### [Task instructions]
No images are to be carried over; print all other material exactly as it stands.

--- begin Information shown ---

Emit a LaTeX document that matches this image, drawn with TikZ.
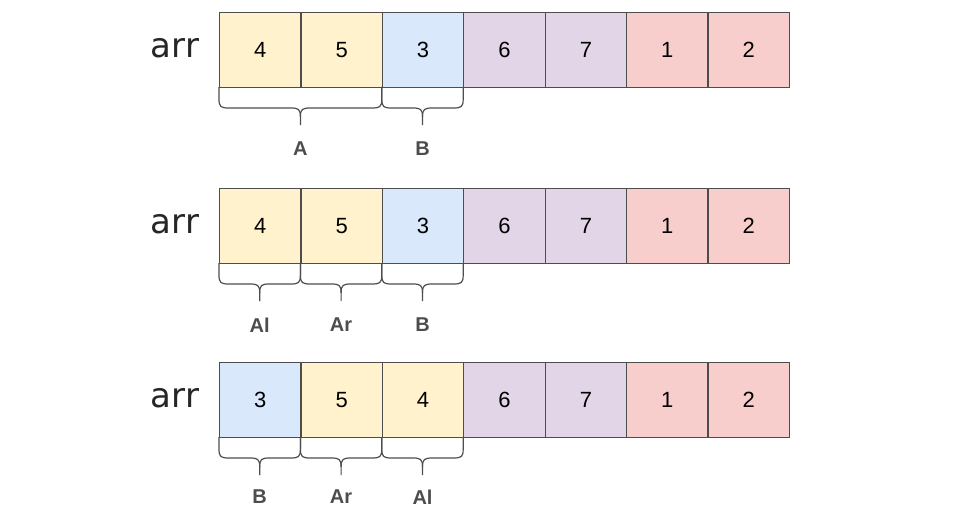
\documentclass[tikz,border=0pt]{standalone}
\usepackage{fontspec}
\setmainfont{Liberation Sans}
\newfontfamily\arrfont{DejaVu Sans}
\definecolor{cy}{HTML}{FFF2CC}
\definecolor{cb}{HTML}{DAE8FC}
\definecolor{cp}{HTML}{E1D5E7}
\definecolor{cr}{HTML}{F8CECC}
\definecolor{ln}{HTML}{4D4D4D}
\definecolor{lb}{HTML}{4D4D4D}
\begin{document}
\begin{tikzpicture}[x=1pt,y=-1pt,
  cell/.style={draw=ln,line width=1.2pt,minimum width=81.4pt,minimum height=75pt,inner sep=0pt,anchor=north west,font=\fontsize{22}{24}\selectfont},
  lab/.style={text=lb,font=\bfseries\fontsize{20}{22}\selectfont},
  arrlab/.style={text=black!85,font=\arrfont\fontsize{34}{36}\selectfont},
  br/.style={draw=ln,line width=1.2pt}]
\useasboundingbox (0,0) rectangle (956,519);
\newcommand{\brc}[4]{% left x, right x, top y, name
  \pgfmathsetmacro{\mm}{(#1+#2)/2}
  \draw[br] (#1,#3) -- (#1,#3+12) .. controls (#1,#3+20) and (#1+2,#3+21) .. (#1+10,#3+21)
    -- (\mm-10,#3+21) .. controls (\mm-2,#3+21) and (\mm,#3+22) .. (\mm,#3+30) -- (\mm,#3+38);
  \draw[br] (#2,#3) -- (#2,#3+12) .. controls (#2,#3+20) and (#2-2,#3+21) .. (#2-10,#3+21)
    -- (\mm+10,#3+21) .. controls (\mm+2,#3+21) and (\mm,#3+22) .. (\mm,#3+30);
  \coordinate (#4) at (\mm,#3+38);
}
\foreach \r/\yy/\a/\ca/\b/\cbb/\c/\cc in {1/12/4/cy/5/cy/3/cb, 2/188/4/cy/5/cy/3/cb, 3/362/3/cb/5/cy/4/cy}{
  \node[arrlab] (arr\r) at (175,\yy+36) {arr};
  \node[cell,fill=\ca] (c\r1) at (219,\yy) {\a};
  \node[cell,fill=\cbb] (c\r2) at (300.4,\yy) {\b};
  \node[cell,fill=\cc] (c\r3) at (381.8,\yy) {\c};
  \node[cell,fill=cp] (c\r4) at (463.2,\yy) {6};
  \node[cell,fill=cp] (c\r5) at (544.6,\yy) {7};
  \node[cell,fill=cr] (c\r6) at (626,\yy) {1};
  \node[cell,fill=cr] (c\r7) at (707.4,\yy) {2};
}
\brc{219}{381.8}{87}{t1a}
\brc{381.8}{463.2}{87}{t1b}
\node[lab] (l1a) at (300.4,149) {A};
\node[lab] (l1b) at (422.5,149) {B};
\brc{219}{300.4}{263}{t2a}
\brc{300.4}{381.8}{263}{t2b}
\brc{381.8}{463.2}{263}{t2c}
\node[lab] (l2a) at (259.7,325) {Al};
\node[lab] (l2b) at (341.1,325) {Ar};
\node[lab] (l2c) at (422.5,325) {B};
\brc{219}{300.4}{437}{t3a}
\brc{300.4}{381.8}{437}{t3b}
\brc{381.8}{463.2}{437}{t3c}
\node[lab] (l3a) at (259.7,497) {B};
\node[lab] (l3b) at (341.1,497) {Ar};
\node[lab] (l3c) at (422.5,497) {Al};
\end{tikzpicture}
\end{document}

--- end Information shown ---

### [Task result]
Emit a LaTeX document that matches this image, drawn with TikZ.
\documentclass[tikz,border=0pt]{standalone}
\usepackage{fontspec}
\setmainfont{Liberation Sans}
\newfontfamily\arrfont{DejaVu Sans}
\definecolor{cy}{HTML}{FFF2CC}
\definecolor{cb}{HTML}{DAE8FC}
\definecolor{cp}{HTML}{E1D5E7}
\definecolor{cr}{HTML}{F8CECC}
\definecolor{ln}{HTML}{4D4D4D}
\definecolor{lb}{HTML}{4D4D4D}
\begin{document}
\begin{tikzpicture}[x=1pt,y=-1pt,
  cell/.style={draw=ln,line width=1.2pt,minimum width=81.4pt,minimum height=75pt,inner sep=0pt,anchor=north west,font=\fontsize{22}{24}\selectfont},
  lab/.style={text=lb,font=\bfseries\fontsize{20}{22}\selectfont},
  arrlab/.style={text=black!85,font=\arrfont\fontsize{34}{36}\selectfont},
  br/.style={draw=ln,line width=1.2pt}]
\useasboundingbox (0,0) rectangle (956,519);
\newcommand{\brc}[4]{% left x, right x, top y, name
  \pgfmathsetmacro{\mm}{(#1+#2)/2}
  \draw[br] (#1,#3) -- (#1,#3+12) .. controls (#1,#3+20) and (#1+2,#3+21) .. (#1+10,#3+21)
    -- (\mm-10,#3+21) .. controls (\mm-2,#3+21) and (\mm,#3+22) .. (\mm,#3+30) -- (\mm,#3+38);
  \draw[br] (#2,#3) -- (#2,#3+12) .. controls (#2,#3+20) and (#2-2,#3+21) .. (#2-10,#3+21)
    -- (\mm+10,#3+21) .. controls (\mm+2,#3+21) and (\mm,#3+22) .. (\mm,#3+30);
  \coordinate (#4) at (\mm,#3+38);
}
\foreach \r/\yy/\a/\ca/\b/\cbb/\c/\cc in {1/12/4/cy/5/cy/3/cb, 2/188/4/cy/5/cy/3/cb, 3/362/3/cb/5/cy/4/cy}{
  \node[arrlab] (arr\r) at (175,\yy+36) {arr};
  \node[cell,fill=\ca] (c\r1) at (219,\yy) {\a};
  \node[cell,fill=\cbb] (c\r2) at (300.4,\yy) {\b};
  \node[cell,fill=\cc] (c\r3) at (381.8,\yy) {\c};
  \node[cell,fill=cp] (c\r4) at (463.2,\yy) {6};
  \node[cell,fill=cp] (c\r5) at (544.6,\yy) {7};
  \node[cell,fill=cr] (c\r6) at (626,\yy) {1};
  \node[cell,fill=cr] (c\r7) at (707.4,\yy) {2};
}
\brc{219}{381.8}{87}{t1a}
\brc{381.8}{463.2}{87}{t1b}
\node[lab] (l1a) at (300.4,149) {A};
\node[lab] (l1b) at (422.5,149) {B};
\brc{219}{300.4}{263}{t2a}
\brc{300.4}{381.8}{263}{t2b}
\brc{381.8}{463.2}{263}{t2c}
\node[lab] (l2a) at (259.7,325) {Al};
\node[lab] (l2b) at (341.1,325) {Ar};
\node[lab] (l2c) at (422.5,325) {B};
\brc{219}{300.4}{437}{t3a}
\brc{300.4}{381.8}{437}{t3b}
\brc{381.8}{463.2}{437}{t3c}
\node[lab] (l3a) at (259.7,497) {B};
\node[lab] (l3b) at (341.1,497) {Ar};
\node[lab] (l3c) at (422.5,497) {Al};
\end{tikzpicture}
\end{document}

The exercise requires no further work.